___ Dataset excerpt

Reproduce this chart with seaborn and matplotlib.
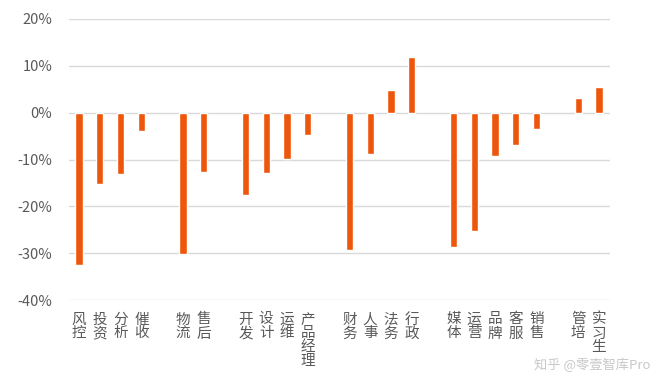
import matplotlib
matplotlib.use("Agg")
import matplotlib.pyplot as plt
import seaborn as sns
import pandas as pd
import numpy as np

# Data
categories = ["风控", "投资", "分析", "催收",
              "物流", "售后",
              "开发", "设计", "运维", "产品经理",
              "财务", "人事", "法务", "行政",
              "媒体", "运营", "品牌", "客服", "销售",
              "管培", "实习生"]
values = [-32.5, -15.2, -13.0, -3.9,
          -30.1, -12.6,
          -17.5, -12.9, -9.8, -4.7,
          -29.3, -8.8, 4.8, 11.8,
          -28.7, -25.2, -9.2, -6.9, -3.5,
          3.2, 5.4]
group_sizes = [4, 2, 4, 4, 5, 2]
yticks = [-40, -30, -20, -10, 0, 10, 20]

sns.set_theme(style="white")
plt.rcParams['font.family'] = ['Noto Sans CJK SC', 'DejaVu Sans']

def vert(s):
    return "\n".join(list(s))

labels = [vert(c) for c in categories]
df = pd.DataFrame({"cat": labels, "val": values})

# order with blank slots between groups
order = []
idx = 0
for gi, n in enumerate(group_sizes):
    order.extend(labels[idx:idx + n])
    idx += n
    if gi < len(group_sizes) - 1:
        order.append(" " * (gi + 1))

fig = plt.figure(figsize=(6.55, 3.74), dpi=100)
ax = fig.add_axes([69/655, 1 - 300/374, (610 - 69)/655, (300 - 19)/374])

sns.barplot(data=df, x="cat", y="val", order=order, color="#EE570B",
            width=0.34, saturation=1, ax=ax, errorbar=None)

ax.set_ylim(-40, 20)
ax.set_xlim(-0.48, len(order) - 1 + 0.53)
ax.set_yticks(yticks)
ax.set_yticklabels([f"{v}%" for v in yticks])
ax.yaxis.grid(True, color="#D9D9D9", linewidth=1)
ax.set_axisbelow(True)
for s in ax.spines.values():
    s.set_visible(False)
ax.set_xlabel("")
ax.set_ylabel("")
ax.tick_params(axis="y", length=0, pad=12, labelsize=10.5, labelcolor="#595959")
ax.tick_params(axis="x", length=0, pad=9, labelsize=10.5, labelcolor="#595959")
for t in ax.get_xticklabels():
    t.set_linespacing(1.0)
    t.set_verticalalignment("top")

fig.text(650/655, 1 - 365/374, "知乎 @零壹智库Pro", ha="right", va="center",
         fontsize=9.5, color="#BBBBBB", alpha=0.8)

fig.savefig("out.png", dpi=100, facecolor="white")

______

→ Task instructions: Copy nothing but the lines from the first one in the listing through the line with "import numpy as np", and omit the pictures.

→ Result of this exercise:
Reproduce this chart with seaborn and matplotlib.
import matplotlib
matplotlib.use("Agg")
import matplotlib.pyplot as plt
import seaborn as sns
import pandas as pd
import numpy as np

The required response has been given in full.